Other geysers in the area are Sódi (the sod), Smiður (the carpenter), Fata (the bucket), Óþerrishola (the non-draught-hole, or the rainmaker), Litli Geysir (the small Geysir) and Litli Strokkur (the little Strokkur). These geysers now only erupt if treated with soap, except Óþerrishola which sometimes erupts if the air pressure gets low. In the earthquakes 17th and 21st June 2000 great changes could be seen in the thermal area. The hot spring Konungshver (the king's hot spring) and Blesi (the blazer) started to boil vigourusly, up to 0,5-1 m.

 
Óþerrishola and Fata also started to erupt, and Fata sometimes twice a day.
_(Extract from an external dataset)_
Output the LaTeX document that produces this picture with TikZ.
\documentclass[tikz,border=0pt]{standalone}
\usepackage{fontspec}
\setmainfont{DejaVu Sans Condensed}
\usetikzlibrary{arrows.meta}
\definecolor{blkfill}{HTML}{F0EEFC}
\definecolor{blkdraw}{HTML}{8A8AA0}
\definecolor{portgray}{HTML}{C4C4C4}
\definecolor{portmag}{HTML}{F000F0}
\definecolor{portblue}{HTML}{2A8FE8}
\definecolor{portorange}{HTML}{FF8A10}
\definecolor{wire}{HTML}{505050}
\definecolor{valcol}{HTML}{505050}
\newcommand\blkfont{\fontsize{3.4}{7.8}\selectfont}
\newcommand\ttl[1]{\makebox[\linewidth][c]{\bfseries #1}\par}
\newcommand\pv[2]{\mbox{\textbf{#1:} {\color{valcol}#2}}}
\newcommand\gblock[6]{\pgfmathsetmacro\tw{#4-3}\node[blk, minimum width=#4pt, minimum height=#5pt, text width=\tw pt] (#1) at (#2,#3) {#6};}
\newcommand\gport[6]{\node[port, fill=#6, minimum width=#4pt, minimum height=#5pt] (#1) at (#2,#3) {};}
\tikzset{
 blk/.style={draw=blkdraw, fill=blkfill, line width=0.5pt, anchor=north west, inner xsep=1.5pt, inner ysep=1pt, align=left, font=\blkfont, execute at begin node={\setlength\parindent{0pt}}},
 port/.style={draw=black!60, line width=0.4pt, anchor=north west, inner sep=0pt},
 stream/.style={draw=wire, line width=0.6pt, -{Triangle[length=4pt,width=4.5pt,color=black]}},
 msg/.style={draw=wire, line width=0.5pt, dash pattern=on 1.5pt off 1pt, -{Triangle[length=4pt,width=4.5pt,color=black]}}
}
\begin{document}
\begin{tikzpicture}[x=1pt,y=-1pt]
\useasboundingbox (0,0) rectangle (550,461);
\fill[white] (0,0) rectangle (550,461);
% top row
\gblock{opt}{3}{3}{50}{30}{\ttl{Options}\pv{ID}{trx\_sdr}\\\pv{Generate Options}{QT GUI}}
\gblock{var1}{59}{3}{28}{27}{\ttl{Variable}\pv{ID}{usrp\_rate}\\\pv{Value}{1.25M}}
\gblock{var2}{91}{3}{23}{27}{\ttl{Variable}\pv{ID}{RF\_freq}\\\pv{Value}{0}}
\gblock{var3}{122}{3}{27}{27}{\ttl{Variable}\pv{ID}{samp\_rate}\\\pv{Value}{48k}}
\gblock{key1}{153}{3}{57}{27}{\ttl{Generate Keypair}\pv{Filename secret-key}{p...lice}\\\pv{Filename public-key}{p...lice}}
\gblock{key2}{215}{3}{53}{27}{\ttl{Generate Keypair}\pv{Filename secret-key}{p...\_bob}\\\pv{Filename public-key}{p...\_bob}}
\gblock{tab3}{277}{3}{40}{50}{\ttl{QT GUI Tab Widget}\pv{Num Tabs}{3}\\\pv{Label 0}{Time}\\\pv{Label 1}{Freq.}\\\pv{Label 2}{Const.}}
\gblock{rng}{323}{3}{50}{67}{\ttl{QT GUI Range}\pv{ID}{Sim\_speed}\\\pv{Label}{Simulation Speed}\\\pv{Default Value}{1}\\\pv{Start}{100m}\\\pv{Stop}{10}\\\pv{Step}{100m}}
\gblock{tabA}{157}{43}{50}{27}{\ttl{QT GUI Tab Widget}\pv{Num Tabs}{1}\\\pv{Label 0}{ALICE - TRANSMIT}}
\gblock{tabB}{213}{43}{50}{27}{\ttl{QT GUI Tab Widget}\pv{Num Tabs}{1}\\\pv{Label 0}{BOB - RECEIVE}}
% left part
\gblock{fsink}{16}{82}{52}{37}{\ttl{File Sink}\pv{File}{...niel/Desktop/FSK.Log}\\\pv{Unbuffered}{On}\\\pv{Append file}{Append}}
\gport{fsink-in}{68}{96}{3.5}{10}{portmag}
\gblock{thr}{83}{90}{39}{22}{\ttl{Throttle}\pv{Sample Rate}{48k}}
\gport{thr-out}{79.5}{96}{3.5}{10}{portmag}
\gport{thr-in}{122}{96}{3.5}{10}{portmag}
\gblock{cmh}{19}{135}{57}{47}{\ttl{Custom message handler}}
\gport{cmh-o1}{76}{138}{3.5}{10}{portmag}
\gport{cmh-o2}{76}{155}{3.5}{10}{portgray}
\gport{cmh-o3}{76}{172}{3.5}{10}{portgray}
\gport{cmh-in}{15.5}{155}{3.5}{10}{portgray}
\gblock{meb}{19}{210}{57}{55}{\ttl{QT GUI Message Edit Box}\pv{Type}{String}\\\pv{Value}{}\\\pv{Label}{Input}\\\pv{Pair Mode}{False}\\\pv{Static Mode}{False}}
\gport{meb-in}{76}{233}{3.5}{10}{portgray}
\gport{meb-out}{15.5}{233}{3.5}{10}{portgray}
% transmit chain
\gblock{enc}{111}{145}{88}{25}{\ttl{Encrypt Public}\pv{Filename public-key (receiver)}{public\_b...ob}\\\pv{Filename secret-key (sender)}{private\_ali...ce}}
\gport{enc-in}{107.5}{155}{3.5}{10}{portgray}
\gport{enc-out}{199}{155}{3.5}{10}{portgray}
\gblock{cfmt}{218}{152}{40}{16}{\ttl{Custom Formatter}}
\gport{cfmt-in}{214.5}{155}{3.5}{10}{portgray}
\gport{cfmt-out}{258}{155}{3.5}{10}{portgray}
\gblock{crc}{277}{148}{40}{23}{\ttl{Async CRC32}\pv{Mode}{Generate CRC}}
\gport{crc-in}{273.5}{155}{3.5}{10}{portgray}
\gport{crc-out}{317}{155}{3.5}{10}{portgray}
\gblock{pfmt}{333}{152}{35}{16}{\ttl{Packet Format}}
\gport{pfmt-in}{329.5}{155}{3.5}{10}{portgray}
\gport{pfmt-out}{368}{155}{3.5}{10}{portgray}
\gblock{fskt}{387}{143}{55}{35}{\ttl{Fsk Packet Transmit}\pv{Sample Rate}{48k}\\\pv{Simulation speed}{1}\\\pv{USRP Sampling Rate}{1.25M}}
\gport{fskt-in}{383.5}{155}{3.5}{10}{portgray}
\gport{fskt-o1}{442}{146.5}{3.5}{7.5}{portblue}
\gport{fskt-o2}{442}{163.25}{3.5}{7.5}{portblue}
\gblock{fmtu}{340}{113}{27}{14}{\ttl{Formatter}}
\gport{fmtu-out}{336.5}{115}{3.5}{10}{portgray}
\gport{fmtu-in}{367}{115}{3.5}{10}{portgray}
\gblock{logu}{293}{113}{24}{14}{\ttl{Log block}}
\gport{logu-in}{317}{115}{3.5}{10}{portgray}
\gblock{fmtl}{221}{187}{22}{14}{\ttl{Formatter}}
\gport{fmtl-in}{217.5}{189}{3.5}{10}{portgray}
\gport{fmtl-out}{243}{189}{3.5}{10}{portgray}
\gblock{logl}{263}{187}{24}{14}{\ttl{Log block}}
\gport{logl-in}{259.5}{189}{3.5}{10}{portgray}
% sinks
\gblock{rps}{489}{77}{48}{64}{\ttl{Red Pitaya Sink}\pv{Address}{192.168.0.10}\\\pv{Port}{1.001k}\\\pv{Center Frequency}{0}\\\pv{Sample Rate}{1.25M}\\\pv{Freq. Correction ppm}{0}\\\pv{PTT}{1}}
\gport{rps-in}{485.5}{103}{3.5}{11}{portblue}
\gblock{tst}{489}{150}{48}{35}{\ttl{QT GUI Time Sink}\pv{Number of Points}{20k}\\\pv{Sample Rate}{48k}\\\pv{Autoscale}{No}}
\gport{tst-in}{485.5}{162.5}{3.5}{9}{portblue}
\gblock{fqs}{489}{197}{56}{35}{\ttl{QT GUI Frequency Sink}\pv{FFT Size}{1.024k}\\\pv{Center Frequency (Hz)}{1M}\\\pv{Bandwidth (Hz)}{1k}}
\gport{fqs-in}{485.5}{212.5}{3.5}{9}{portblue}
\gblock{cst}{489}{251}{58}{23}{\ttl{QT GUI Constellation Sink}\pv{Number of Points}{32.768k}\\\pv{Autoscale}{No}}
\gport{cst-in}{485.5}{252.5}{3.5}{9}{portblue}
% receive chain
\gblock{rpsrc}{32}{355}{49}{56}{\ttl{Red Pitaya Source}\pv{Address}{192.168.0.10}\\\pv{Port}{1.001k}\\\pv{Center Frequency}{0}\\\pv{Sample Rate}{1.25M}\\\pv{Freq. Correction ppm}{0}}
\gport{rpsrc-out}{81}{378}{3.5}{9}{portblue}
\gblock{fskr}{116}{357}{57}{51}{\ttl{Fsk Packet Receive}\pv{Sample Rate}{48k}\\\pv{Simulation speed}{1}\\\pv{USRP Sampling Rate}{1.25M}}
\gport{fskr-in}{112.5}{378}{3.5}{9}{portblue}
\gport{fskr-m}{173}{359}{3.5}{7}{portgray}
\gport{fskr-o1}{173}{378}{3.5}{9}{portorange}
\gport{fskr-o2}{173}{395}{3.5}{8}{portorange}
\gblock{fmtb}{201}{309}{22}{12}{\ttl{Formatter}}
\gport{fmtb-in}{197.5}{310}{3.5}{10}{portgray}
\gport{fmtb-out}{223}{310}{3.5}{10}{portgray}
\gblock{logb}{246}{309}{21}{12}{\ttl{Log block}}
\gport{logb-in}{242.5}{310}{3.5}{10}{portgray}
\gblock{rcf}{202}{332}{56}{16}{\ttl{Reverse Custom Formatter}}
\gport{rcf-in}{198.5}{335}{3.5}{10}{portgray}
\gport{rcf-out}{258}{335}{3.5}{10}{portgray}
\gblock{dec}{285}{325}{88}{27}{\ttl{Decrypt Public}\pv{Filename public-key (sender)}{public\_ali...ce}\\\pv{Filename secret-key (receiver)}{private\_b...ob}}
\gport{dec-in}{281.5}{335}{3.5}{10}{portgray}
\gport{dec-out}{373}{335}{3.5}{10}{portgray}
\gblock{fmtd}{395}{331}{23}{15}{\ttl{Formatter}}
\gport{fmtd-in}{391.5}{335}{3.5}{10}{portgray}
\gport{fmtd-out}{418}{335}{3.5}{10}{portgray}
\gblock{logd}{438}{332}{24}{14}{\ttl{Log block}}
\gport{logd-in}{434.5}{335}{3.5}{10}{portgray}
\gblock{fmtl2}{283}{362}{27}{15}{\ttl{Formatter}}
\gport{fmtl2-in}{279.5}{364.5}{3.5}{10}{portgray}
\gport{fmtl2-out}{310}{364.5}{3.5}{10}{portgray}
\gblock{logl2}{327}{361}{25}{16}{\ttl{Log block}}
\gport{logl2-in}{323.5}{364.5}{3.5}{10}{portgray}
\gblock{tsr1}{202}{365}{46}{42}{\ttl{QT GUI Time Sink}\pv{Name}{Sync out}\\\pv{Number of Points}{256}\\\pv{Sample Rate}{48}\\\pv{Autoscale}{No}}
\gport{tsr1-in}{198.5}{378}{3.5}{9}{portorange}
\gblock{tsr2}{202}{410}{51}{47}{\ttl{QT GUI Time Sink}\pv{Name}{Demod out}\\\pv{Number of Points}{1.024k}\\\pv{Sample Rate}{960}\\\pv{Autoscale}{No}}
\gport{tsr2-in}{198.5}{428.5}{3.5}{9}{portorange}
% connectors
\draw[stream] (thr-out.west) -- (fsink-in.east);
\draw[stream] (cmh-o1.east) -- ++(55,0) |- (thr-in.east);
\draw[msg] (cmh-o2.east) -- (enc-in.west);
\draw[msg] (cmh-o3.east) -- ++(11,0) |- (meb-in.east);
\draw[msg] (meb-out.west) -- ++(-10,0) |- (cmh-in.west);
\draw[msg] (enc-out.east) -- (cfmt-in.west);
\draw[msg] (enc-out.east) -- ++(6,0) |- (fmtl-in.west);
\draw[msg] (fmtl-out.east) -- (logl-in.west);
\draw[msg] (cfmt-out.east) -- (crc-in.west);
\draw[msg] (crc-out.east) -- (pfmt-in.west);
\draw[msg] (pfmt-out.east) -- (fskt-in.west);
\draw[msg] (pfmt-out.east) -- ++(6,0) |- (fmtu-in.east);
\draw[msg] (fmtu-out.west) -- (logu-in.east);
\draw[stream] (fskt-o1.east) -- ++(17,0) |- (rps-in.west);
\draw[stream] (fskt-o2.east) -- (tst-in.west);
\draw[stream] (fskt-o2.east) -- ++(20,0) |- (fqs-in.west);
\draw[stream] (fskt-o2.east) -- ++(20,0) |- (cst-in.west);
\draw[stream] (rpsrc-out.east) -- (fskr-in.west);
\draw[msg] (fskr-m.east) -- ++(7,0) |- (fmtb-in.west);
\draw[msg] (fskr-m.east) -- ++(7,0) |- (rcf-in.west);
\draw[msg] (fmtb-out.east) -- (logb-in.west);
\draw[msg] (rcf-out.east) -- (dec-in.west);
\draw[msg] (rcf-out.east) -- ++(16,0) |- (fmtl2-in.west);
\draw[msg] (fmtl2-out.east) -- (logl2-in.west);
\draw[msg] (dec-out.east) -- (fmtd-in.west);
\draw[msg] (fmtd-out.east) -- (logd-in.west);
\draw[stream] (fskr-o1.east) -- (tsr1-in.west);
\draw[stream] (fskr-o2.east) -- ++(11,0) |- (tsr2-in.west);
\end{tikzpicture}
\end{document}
Several new springs were born and the amount of water flowing from others icreased. Geysir was however the one most affected. For centuries the eruptions in Geysir were considered supernatural and many teories were built to explain these wonders. One of these ideas was that large subsurface caves were beneath the area, gradually filling with steam. When the steam escaped the water in the eruping pipe above was thrown into the air.


A German chemist, Robert Bunsen, came to Iceland in 1846 to inspect Geysir.
He was the first one to realize that the eruptions were related to the overheating of the water at depth in the Geysir pipe and as the water flashed into steam the geyser erupted. One of the beauties of the Geysir area are the buff coloured silica sinter around the hot springs. The sinter is built over the centuries from silica (SiO2) depositing from the hot water as it cools. In old and eroded mountains one can inspect the old channels of the thermal water as white veins occupiyng cracs in the rock. he silica sinter is delicate and although constantly being formed it takes years, reminding us to respect the beauty of this unique area and leave the nature to evolve according to its own laws.